Admiral Financial Corp. v. U.S.

United States Court of Appeals, Federal Circuit

378 F.3d 1336 (Fed. Cir. 2004)

Facts

In Admiral Financial Corp. v. U.S., Admiral Financial Corporation entered into an agreement to acquire Haven Federal Savings and Loan, a failing thrift, with the Federal Home Loan Bank Board (Bank Board). Admiral agreed to contribute $6.4 million in assets to meet the Bank Board's capital requirements, conditioned on receiving certain regulatory forbearances. The Bank Board approved the merger, integrating a business plan that included treating Haven’s negative net worth as goodwill and allowing amortization over 25 years. However, Haven faced financial difficulties and was out of compliance by March 1989. When Admiral did not remedy the capital shortfall, the Bank Board declared a default. Subsequently, Congress enacted FIRREA, which restricted the use of goodwill as an asset. Admiral sued the government, claiming FIRREA breached the contract. The Court of Federal Claims found a breach by the government but ruled that Admiral anticipatorily breached first, precluding damages. On appeal, the U.S. Court of Appeals for the Federal Circuit affirmed the lower court’s decision.

Issue

The main issues were whether Admiral Financial Corporation anticipatorily breached the contract before the government did, and whether the enactment of FIRREA caused harm to Admiral, thus entitling it to damages.

Holding

(

Bryson, J.

)

The U.S. Court of Appeals for the Federal Circuit held that Admiral Financial Corporation anticipatorily breached the contract before the government's breach and that Admiral did not suffer harm due to the enactment of FIRREA, thus affirming the lower court's decision denying damages.

Reasoning

The U.S. Court of Appeals for the Federal Circuit reasoned that Admiral Financial Corporation had anticipatorily breached the contract by failing to infuse necessary capital into Haven, indicating no intent to meet its obligations under the Regulatory Capital Maintenance/Dividend Agreement. The court noted that Admiral could not remedy the capital shortfall even under pre-FIRREA standards and was thus in default before FIRREA was enacted.
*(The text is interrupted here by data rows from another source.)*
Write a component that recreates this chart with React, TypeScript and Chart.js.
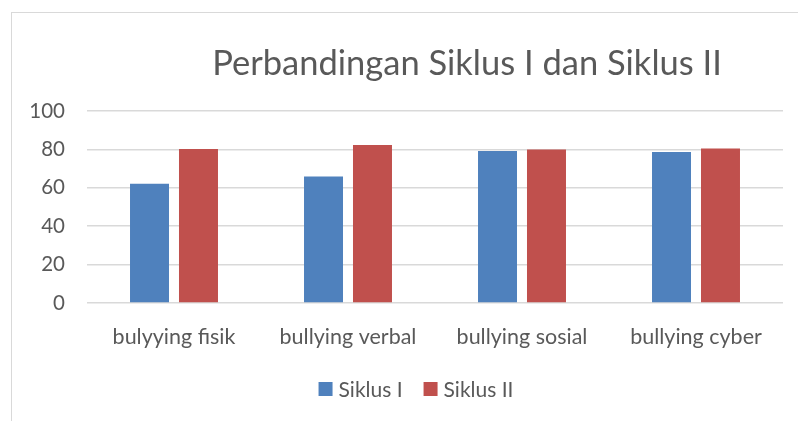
import { useEffect, useRef } from "react";
import { Chart, registerables } from "chart.js";
Chart.register(...registerables);

const categories = ["bulyying fisik", "bullying verbal", "bullying sosial", "bullying cyber"];
const siklusI = [62.1, 65.9, 79.2, 78.6];
const siklusII = [80.2, 82.3, 80.0, 80.5];
const seriesNames = ["Siklus I", "Siklus II"];
const seriesColors = ["#4F81BD", "#C0504D"];
const titleText = "Perbandingan Siklus I dan Siklus II";

const FONT = "Lato";
const TEXT = "#595959";

const decorPlugin = {
  id: "decor",
  beforeDraw(chart: any) {
    const ctx = chart.ctx;
    ctx.save();
    ctx.fillStyle = "#ffffff";
    ctx.fillRect(0, 0, chart.width, chart.height);
    ctx.strokeStyle = "#d9d9d9";
    ctx.lineWidth = 1;
    ctx.strokeRect(11.5, 12.5, 1000, 600);
    ctx.restore();
  },
  afterDraw(chart: any) {
    const ctx = chart.ctx;
    ctx.save();
    // title
    ctx.fillStyle = TEXT;
    ctx.font = `34.5px ${FONT}`;
    ctx.textAlign = "center";
    ctx.textBaseline = "alphabetic";
    ctx.fillText(titleText, 467, 75);
    // legend
    ctx.font = `21px ${FONT}`;
    ctx.textAlign = "left";
    ctx.textBaseline = "middle";
    const box = 14, gapText = 6, gapItem = 21;
    const items = chart.data.datasets.map((d: any) => ({ label: d.label, color: d.backgroundColor, w: ctx.measureText(d.label).width }));
    const total = items.reduce((s: number, it: any) => s + box + gapText + it.w, 0) + gapItem * (items.length - 1);
    let x = 416 - total / 2;
    const cy = 389;
    items.forEach((it: any) => {
      ctx.fillStyle = it.color;
      ctx.fillRect(x, cy - box / 2, box, box);
      x += box + gapText;
      ctx.fillStyle = TEXT;
      ctx.fillText(it.label, x, cy + 1);
      x += it.w + gapItem;
    });
    ctx.restore();
  },
};

export default function App() {
  const ref = useRef<HTMLCanvasElement>(null);
  useEffect(() => {
    if (!ref.current) return;
    const chart = new Chart(ref.current, {
      type: "bar",
      data: {
        labels: categories,
        datasets: [
          { label: seriesNames[0], data: siklusI, backgroundColor: seriesColors[0], barPercentage: 0.796, categoryPercentage: 0.563 },
          { label: seriesNames[1], data: siklusII, backgroundColor: seriesColors[1], barPercentage: 0.796, categoryPercentage: 0.563 },
        ],
      },
      options: {
        animation: false,
        responsive: false,
        layout: { padding: { top: 111, right: 15, left: 0, bottom: 0 } },
        plugins: { legend: { display: false }, title: { display: false }, tooltip: { enabled: false } },
        scales: {
          x: {
            grid: { display: false },
            border: { display: false },
            ticks: { color: TEXT, font: { family: FONT, size: 21.5 }, padding: 13, maxRotation: 0 },
            afterFit: (s: any) => { s.height = 118; },
          },
          y: {
            min: 0,
            max: 100,
            ticks: { stepSize: 20, color: TEXT, font: { family: FONT, size: 20.5 }, padding: 22 },
            grid: { color: "#d9d9d9", lineWidth: 1.5, drawTicks: false },
            border: { display: false },
            afterFit: (s: any) => { s.width = 87; },
          },
        },
      },
      plugins: [decorPlugin],
    });
    return () => chart.destroy();
  }, []);
  return (
    <div style={{ position: "fixed", left: 0, top: 0, width: 798, height: 421, background: "#fff" }}>
      <canvas ref={ref} width={798} height={421} style={{ width: 798, height: 421, display: "block" }} />
    </div>
  );
}
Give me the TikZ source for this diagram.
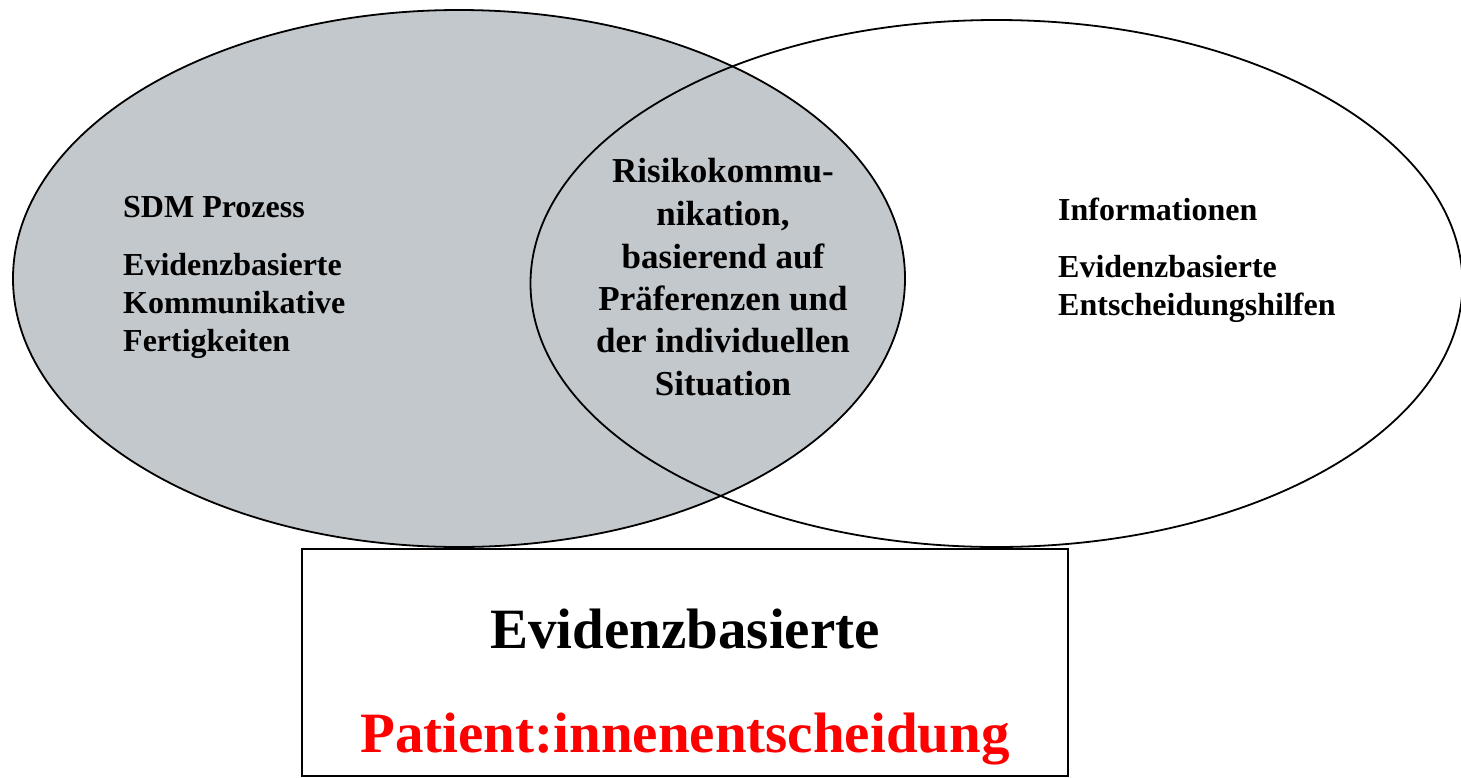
\documentclass[tikz,border=0pt]{standalone}
\usepackage{fontspec}
\setmainfont{Liberation Serif}
\definecolor{venngray}{RGB}{195,200,204}
\begin{document}
\begin{tikzpicture}[x=1pt,y=-1pt,
  outline/.style={line width=1.8pt, draw=black},
  small/.style={font=\fontsize{32}{38}\selectfont\bfseries, inner sep=0pt, anchor=base west},
  mid/.style={font=\fontsize{35}{42}\selectfont\bfseries, inner sep=0pt, anchor=base},
  big/.style={font=\fontsize{57}{68}\selectfont\bfseries, inner sep=0pt, anchor=base}]
\useasboundingbox (0,0) rectangle (1461,777);
\begin{scope}
\clip (0,0) rectangle (1461,777);
\filldraw[outline, fill=venngray] (459,278.5) ellipse [x radius=446, y radius=268.5];
\draw[outline] (996.5,283.5) ellipse [x radius=466, y radius=263.5];
\end{scope}
\node[draw, line width=1.8pt, fill=white, minimum width=766pt, minimum height=227pt, inner sep=0pt] (box) at (685,662.5) {};
% left ellipse text
\node[small] (l1) at (123,217) {SDM Prozess};
\node[small] (l2) at (123,275) {Evidenzbasierte};
\node[small] (l3) at (123,313) {Kommunikative};
\node[small] (l4) at (123,351) {Fertigkeiten};
% intersection text
\node[mid] (m1) at (723,182) {Risikokommu-};
\node[mid] (m2) at (723,225) {nikation,};
\node[mid] (m3) at (723,268) {basierend auf};
\node[mid] (m4) at (723,310) {Präferenzen und};
\node[mid] (m5) at (723,352) {der individuellen};
\node[mid] (m6) at (723,395) {Situation};
% right ellipse text
\node[small] (r1) at (1058,220) {Informationen};
\node[small] (r2) at (1058,277) {Evidenzbasierte};
\node[small] (r3) at (1058,315) {Entscheidungshilfen};
% box text
\node[big] (b1) at (685,648) {Evidenzbasierte};
\node[big, text=red] (b2) at (685,752) {Patient:innenentscheidung};
\end{tikzpicture}
\end{document}
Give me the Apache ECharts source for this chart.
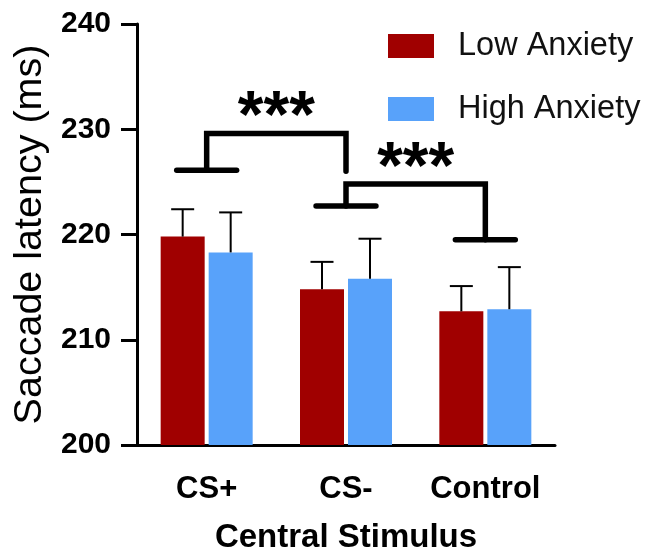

Additionally, the court found that Admiral assumed the risk of regulatory changes, as stipulated in the contract, which explicitly allowed for regulatory amendments that could alter Admiral’s obligations. The court also agreed with the lower court’s finding that Haven’s financial difficulties were severe and independent of FIRREA, making it improbable that Admiral could have recovered or found a merger partner. Therefore, the enactment of FIRREA did not cause harm to Admiral that would justify damages or restitution.